Given problem ->
Give an exact transcription of every line, dropping the images.

Data provided ->
- - - -

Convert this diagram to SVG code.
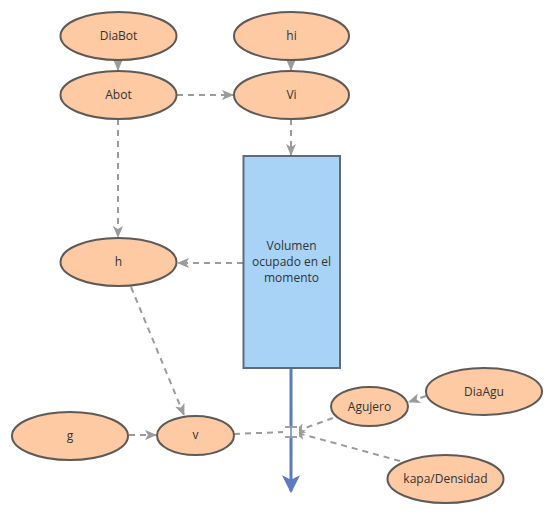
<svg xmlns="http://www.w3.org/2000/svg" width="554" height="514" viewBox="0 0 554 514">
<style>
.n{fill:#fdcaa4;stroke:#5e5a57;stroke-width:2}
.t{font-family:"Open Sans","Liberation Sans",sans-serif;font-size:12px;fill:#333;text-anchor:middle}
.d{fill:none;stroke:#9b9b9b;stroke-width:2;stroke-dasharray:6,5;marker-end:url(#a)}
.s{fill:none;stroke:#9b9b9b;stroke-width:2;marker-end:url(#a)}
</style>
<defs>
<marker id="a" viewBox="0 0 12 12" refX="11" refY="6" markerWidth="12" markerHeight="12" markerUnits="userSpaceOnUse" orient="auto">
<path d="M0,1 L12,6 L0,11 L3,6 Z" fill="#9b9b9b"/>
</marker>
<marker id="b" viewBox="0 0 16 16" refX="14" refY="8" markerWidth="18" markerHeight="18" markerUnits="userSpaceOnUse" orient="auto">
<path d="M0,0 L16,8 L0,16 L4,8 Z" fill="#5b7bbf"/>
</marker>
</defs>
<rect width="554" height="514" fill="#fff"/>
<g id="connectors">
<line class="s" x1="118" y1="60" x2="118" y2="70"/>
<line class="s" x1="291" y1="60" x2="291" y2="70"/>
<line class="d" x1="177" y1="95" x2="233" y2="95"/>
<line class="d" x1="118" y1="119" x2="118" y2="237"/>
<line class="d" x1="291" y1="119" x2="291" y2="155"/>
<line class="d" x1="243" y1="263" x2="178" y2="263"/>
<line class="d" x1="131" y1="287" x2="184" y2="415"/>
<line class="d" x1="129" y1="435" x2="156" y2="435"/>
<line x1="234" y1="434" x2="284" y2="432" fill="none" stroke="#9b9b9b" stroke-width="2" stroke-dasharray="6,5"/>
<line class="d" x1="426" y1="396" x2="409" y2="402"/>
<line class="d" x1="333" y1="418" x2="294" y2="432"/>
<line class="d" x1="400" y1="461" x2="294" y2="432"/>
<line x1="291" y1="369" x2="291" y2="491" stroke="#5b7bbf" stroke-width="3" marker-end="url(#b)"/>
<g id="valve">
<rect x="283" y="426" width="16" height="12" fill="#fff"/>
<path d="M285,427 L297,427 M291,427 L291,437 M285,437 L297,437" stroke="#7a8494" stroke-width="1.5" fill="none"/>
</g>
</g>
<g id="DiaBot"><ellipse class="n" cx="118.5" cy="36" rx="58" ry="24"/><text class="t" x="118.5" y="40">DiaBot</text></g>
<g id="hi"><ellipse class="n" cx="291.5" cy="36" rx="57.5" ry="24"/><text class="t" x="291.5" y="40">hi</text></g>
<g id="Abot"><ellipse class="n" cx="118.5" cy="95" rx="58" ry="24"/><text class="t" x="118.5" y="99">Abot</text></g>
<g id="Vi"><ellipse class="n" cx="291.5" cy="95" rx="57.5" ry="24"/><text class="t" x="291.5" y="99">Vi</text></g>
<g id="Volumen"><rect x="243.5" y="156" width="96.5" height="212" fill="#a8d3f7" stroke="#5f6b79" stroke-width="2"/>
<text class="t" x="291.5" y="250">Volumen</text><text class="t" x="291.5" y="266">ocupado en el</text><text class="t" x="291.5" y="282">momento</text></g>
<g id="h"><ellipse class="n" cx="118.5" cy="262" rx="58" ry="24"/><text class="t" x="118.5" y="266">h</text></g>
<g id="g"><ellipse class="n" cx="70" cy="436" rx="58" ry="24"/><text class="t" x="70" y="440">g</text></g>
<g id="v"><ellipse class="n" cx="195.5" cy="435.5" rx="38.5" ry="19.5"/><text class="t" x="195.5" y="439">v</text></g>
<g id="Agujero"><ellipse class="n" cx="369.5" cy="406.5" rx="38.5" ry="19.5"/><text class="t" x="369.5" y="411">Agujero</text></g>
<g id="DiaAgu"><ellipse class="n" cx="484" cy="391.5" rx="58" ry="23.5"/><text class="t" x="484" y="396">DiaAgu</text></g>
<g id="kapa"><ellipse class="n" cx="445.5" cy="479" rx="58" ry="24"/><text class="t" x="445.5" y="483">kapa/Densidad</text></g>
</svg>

- - - -

Answer ->
Convert this diagram to SVG code.
<svg xmlns="http://www.w3.org/2000/svg" width="554" height="514" viewBox="0 0 554 514">
<style>
.n{fill:#fdcaa4;stroke:#5e5a57;stroke-width:2}
.t{font-family:"Open Sans","Liberation Sans",sans-serif;font-size:12px;fill:#333;text-anchor:middle}
.d{fill:none;stroke:#9b9b9b;stroke-width:2;stroke-dasharray:6,5;marker-end:url(#a)}
.s{fill:none;stroke:#9b9b9b;stroke-width:2;marker-end:url(#a)}
</style>
<defs>
<marker id="a" viewBox="0 0 12 12" refX="11" refY="6" markerWidth="12" markerHeight="12" markerUnits="userSpaceOnUse" orient="auto">
<path d="M0,1 L12,6 L0,11 L3,6 Z" fill="#9b9b9b"/>
</marker>
<marker id="b" viewBox="0 0 16 16" refX="14" refY="8" markerWidth="18" markerHeight="18" markerUnits="userSpaceOnUse" orient="auto">
<path d="M0,0 L16,8 L0,16 L4,8 Z" fill="#5b7bbf"/>
</marker>
</defs>
<rect width="554" height="514" fill="#fff"/>
<g id="connectors">
<line class="s" x1="118" y1="60" x2="118" y2="70"/>
<line class="s" x1="291" y1="60" x2="291" y2="70"/>
<line class="d" x1="177" y1="95" x2="233" y2="95"/>
<line class="d" x1="118" y1="119" x2="118" y2="237"/>
<line class="d" x1="291" y1="119" x2="291" y2="155"/>
<line class="d" x1="243" y1="263" x2="178" y2="263"/>
<line class="d" x1="131" y1="287" x2="184" y2="415"/>
<line class="d" x1="129" y1="435" x2="156" y2="435"/>
<line x1="234" y1="434" x2="284" y2="432" fill="none" stroke="#9b9b9b" stroke-width="2" stroke-dasharray="6,5"/>
<line class="d" x1="426" y1="396" x2="409" y2="402"/>
<line class="d" x1="333" y1="418" x2="294" y2="432"/>
<line class="d" x1="400" y1="461" x2="294" y2="432"/>
<line x1="291" y1="369" x2="291" y2="491" stroke="#5b7bbf" stroke-width="3" marker-end="url(#b)"/>
<g id="valve">
<rect x="283" y="426" width="16" height="12" fill="#fff"/>
<path d="M285,427 L297,427 M291,427 L291,437 M285,437 L297,437" stroke="#7a8494" stroke-width="1.5" fill="none"/>
</g>
</g>
<g id="DiaBot"><ellipse class="n" cx="118.5" cy="36" rx="58" ry="24"/><text class="t" x="118.5" y="40">DiaBot</text></g>
<g id="hi"><ellipse class="n" cx="291.5" cy="36" rx="57.5" ry="24"/><text class="t" x="291.5" y="40">hi</text></g>
<g id="Abot"><ellipse class="n" cx="118.5" cy="95" rx="58" ry="24"/><text class="t" x="118.5" y="99">Abot</text></g>
<g id="Vi"><ellipse class="n" cx="291.5" cy="95" rx="57.5" ry="24"/><text class="t" x="291.5" y="99">Vi</text></g>
<g id="Volumen"><rect x="243.5" y="156" width="96.5" height="212" fill="#a8d3f7" stroke="#5f6b79" stroke-width="2"/>
<text class="t" x="291.5" y="250">Volumen</text><text class="t" x="291.5" y="266">ocupado en el</text><text class="t" x="291.5" y="282">momento</text></g>
<g id="h"><ellipse class="n" cx="118.5" cy="262" rx="58" ry="24"/><text class="t" x="118.5" y="266">h</text></g>
<g id="g"><ellipse class="n" cx="70" cy="436" rx="58" ry="24"/><text class="t" x="70" y="440">g</text></g>
<g id="v"><ellipse class="n" cx="195.5" cy="435.5" rx="38.5" ry="19.5"/><text class="t" x="195.5" y="439">v</text></g>
<g id="Agujero"><ellipse class="n" cx="369.5" cy="406.5" rx="38.5" ry="19.5"/><text class="t" x="369.5" y="411">Agujero</text></g>
<g id="DiaAgu"><ellipse class="n" cx="484" cy="391.5" rx="58" ry="23.5"/><text class="t" x="484" y="396">DiaAgu</text></g>
<g id="kapa"><ellipse class="n" cx="445.5" cy="479" rx="58" ry="24"/><text class="t" x="445.5" y="483">kapa/Densidad</text></g>
</svg>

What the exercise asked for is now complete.